Under the terms of the Sales Agreement, Lawrence
agreed to pay Wallace $400,000 for his interests in the
businesses. Payment was to be made as follows: 1)
$40,000 upon execution of the Sales Agreement; and 2)
the remaining $360,000 payable in nine equal
installments of $40,000 plus interest at the then-current
prime interest rate. The first installment for principal and
interest was to be paid on November 1, 2005, with
additional payments to be made each succeeding year
until paid in full. Section 3 of the Sales Agreement
contained a contingency provision. Under this provision,
the agreement would become “null and void” if the Bank
would not release Wallace’s personal guarantees.

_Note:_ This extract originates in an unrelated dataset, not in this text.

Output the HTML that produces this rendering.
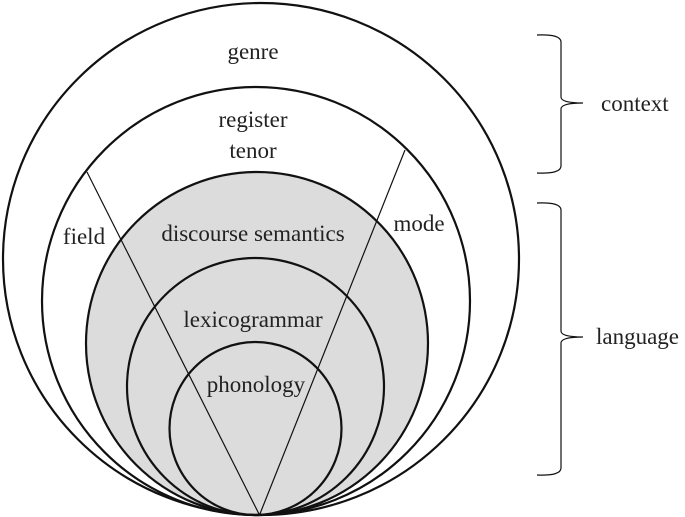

      Lawrence made the initial $40,000 payment on
November 1, 2004, the same day the parties executed the
Sales Agreement. At the same time, he executed a
promissory note in favor of Wallace for the balance of
the purchase price. After receiving the initial payment
and promissory note, Wallace relinquished all his
ownership interests in the businesses to Lawrence.

       Thereafter, Lawrence approached the Bank about
releasing Wallace’s personal guarantee; it refused to do
so. Lawrence told Wallace about the Bank’s decision
approximately a week after they had signed the Sales
Agreement. Wallace allegedly told Lawrence that he
trusted Lawrence to make the payments to the Bank and
would go through with the sales even without a release
from the Bank.

      Pursuant to the terms of the Sales Agreement,
Lawrence was supposed to make the first of the nine
$40,000 installment payments to Wallace on November
1, 2005. He failed to do so. As a result, in February of
2006, Wallace filed a civil lawsuit for breach of contract
against Lawrence in Gallatin Circuit Court (“2006 Civil
Action”). Lawrence filed an answer and counterclaim.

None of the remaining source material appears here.